Aim of the task
Find "Reproduce this diagram with SVG." in the material, then return exactly the line containing it and all lines after it to the end, leaving out pictures.

Exercise inputs
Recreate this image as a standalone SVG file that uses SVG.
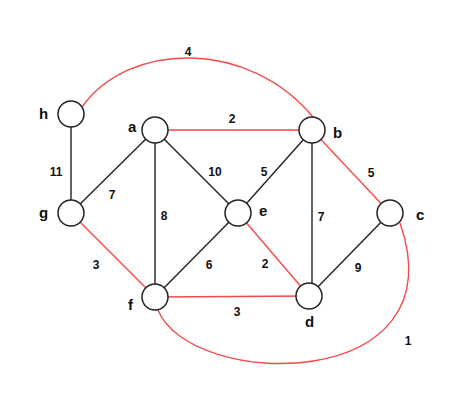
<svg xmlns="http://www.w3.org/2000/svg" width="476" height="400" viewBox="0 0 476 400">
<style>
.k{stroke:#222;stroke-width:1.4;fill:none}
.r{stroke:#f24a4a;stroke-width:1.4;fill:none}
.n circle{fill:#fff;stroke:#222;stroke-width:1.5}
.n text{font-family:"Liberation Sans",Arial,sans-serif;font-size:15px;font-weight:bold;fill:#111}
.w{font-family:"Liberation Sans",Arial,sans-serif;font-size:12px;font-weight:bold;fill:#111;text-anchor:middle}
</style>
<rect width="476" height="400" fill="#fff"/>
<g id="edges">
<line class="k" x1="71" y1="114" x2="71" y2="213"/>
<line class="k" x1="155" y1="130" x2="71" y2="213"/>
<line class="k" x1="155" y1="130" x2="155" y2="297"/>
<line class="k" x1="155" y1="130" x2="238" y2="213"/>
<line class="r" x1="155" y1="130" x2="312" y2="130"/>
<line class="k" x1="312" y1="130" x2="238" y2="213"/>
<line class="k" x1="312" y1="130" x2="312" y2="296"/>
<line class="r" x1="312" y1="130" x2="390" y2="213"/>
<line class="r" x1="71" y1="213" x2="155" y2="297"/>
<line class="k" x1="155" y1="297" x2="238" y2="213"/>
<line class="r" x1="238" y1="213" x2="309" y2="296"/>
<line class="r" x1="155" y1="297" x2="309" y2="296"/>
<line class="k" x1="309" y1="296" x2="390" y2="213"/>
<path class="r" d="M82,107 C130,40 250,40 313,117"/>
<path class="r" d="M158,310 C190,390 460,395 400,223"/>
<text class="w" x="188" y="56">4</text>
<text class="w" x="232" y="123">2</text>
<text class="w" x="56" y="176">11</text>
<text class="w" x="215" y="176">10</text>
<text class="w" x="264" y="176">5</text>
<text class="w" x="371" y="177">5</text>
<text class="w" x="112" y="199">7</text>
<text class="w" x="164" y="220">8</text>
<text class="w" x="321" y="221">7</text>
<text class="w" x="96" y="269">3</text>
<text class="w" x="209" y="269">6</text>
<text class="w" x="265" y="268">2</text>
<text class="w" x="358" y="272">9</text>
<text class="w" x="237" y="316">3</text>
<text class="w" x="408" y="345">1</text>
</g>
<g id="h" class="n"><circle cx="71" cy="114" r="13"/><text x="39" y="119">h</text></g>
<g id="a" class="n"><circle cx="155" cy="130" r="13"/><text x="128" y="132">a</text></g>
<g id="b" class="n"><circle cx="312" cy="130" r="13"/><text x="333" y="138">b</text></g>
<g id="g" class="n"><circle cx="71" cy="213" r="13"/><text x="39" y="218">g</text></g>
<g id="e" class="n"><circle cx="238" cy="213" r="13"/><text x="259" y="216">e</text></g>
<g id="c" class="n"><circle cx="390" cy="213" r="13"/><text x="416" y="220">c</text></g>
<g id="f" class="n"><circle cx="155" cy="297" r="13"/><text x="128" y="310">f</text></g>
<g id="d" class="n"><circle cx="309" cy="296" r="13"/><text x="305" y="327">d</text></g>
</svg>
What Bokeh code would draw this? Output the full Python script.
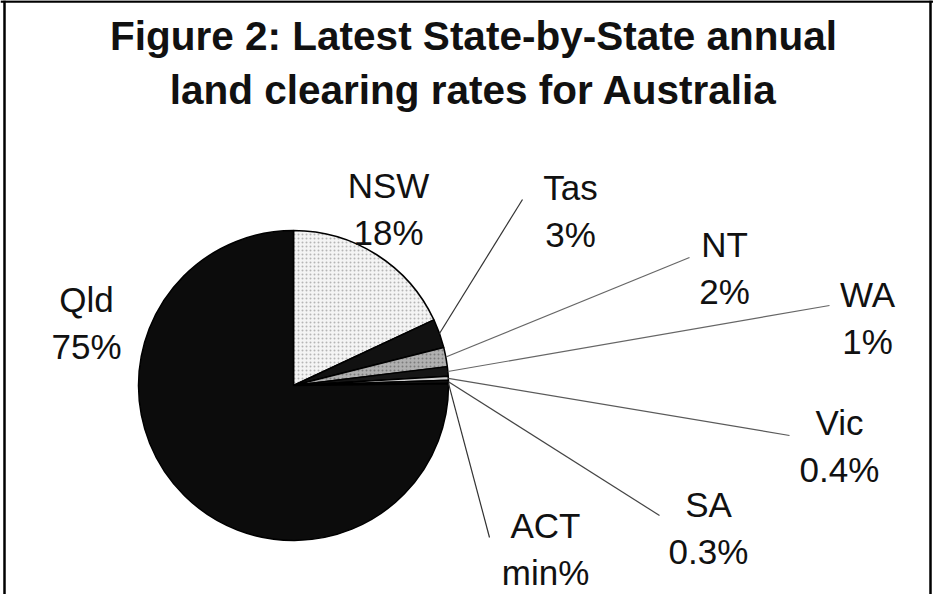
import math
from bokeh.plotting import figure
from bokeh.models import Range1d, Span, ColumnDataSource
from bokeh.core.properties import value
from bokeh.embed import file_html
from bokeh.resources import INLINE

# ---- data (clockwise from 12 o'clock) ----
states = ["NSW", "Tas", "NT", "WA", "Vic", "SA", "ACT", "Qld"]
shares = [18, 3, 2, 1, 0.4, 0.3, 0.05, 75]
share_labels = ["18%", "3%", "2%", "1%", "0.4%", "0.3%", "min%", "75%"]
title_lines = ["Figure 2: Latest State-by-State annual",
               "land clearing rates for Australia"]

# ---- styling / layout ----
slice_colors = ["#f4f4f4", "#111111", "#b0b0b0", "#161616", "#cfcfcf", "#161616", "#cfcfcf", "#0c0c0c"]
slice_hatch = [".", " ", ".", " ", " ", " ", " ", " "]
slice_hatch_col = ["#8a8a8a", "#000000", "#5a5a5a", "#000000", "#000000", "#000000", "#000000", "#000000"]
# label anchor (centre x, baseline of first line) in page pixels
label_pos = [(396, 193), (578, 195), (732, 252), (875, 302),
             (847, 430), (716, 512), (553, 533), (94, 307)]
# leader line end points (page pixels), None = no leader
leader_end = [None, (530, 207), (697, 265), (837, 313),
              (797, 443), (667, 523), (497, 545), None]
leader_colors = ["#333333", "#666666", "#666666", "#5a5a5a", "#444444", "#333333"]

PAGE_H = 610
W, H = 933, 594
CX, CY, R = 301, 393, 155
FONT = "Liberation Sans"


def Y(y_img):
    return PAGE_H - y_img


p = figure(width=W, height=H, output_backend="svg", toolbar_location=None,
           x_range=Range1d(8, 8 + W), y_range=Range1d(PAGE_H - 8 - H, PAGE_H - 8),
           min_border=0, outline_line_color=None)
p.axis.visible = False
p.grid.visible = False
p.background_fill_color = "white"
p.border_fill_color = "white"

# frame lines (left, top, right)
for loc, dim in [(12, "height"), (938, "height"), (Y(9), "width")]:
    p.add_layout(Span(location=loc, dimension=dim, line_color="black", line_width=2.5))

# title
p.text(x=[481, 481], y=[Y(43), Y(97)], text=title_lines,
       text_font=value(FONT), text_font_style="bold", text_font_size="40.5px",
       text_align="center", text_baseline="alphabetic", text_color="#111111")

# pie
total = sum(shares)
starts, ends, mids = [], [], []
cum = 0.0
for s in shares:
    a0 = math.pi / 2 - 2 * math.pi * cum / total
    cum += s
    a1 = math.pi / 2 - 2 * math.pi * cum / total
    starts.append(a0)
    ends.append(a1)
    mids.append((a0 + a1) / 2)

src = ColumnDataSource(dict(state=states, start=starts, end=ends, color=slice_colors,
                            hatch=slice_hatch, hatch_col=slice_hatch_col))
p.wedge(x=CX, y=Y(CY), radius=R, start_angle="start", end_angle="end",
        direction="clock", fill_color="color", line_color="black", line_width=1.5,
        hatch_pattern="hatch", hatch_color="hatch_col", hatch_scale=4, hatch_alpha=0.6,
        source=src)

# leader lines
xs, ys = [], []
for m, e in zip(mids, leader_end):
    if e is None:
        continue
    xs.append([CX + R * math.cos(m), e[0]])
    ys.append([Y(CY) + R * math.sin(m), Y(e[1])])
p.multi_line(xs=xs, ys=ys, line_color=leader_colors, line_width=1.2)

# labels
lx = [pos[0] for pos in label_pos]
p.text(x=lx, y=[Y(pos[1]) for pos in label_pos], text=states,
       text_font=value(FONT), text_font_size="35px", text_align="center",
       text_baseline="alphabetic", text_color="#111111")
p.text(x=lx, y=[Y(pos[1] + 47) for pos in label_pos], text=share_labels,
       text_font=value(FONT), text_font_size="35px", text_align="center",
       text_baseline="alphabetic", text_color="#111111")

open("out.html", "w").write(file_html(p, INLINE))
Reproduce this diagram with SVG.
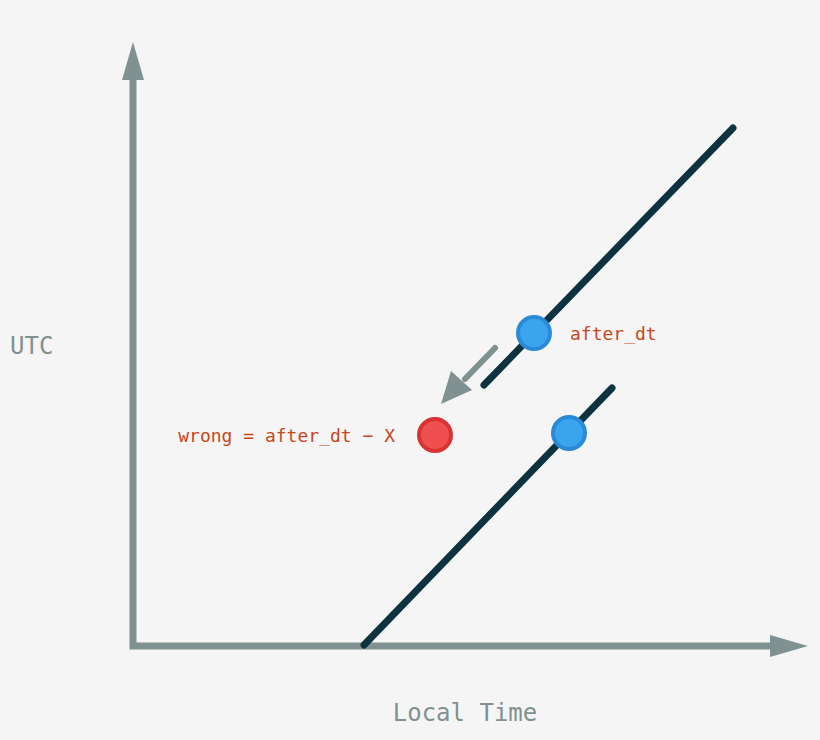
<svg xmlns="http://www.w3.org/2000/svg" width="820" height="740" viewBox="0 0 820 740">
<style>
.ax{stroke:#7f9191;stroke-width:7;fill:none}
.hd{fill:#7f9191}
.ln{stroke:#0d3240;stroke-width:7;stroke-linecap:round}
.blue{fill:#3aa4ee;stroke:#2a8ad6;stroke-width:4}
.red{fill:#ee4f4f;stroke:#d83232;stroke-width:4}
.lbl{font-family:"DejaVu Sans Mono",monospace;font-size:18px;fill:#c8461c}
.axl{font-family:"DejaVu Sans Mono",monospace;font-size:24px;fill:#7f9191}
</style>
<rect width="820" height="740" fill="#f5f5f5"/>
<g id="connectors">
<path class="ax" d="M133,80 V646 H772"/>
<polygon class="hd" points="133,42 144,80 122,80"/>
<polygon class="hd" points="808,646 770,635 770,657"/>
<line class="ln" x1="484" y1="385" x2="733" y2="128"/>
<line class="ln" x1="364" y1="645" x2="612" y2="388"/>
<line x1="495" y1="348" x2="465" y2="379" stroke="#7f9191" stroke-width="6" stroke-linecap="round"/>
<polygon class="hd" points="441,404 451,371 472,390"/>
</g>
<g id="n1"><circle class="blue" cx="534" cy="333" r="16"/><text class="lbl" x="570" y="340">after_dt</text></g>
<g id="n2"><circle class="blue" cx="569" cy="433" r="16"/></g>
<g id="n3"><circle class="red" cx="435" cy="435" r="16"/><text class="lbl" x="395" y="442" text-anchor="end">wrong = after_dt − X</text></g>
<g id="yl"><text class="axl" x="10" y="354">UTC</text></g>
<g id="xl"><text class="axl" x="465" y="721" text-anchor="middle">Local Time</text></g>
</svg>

Complete answer
Reproduce this diagram with SVG.
<svg xmlns="http://www.w3.org/2000/svg" width="820" height="740" viewBox="0 0 820 740">
<style>
.ax{stroke:#7f9191;stroke-width:7;fill:none}
.hd{fill:#7f9191}
.ln{stroke:#0d3240;stroke-width:7;stroke-linecap:round}
.blue{fill:#3aa4ee;stroke:#2a8ad6;stroke-width:4}
.red{fill:#ee4f4f;stroke:#d83232;stroke-width:4}
.lbl{font-family:"DejaVu Sans Mono",monospace;font-size:18px;fill:#c8461c}
.axl{font-family:"DejaVu Sans Mono",monospace;font-size:24px;fill:#7f9191}
</style>
<rect width="820" height="740" fill="#f5f5f5"/>
<g id="connectors">
<path class="ax" d="M133,80 V646 H772"/>
<polygon class="hd" points="133,42 144,80 122,80"/>
<polygon class="hd" points="808,646 770,635 770,657"/>
<line class="ln" x1="484" y1="385" x2="733" y2="128"/>
<line class="ln" x1="364" y1="645" x2="612" y2="388"/>
<line x1="495" y1="348" x2="465" y2="379" stroke="#7f9191" stroke-width="6" stroke-linecap="round"/>
<polygon class="hd" points="441,404 451,371 472,390"/>
</g>
<g id="n1"><circle class="blue" cx="534" cy="333" r="16"/><text class="lbl" x="570" y="340">after_dt</text></g>
<g id="n2"><circle class="blue" cx="569" cy="433" r="16"/></g>
<g id="n3"><circle class="red" cx="435" cy="435" r="16"/><text class="lbl" x="395" y="442" text-anchor="end">wrong = after_dt − X</text></g>
<g id="yl"><text class="axl" x="10" y="354">UTC</text></g>
<g id="xl"><text class="axl" x="465" y="721" text-anchor="middle">Local Time</text></g>
</svg>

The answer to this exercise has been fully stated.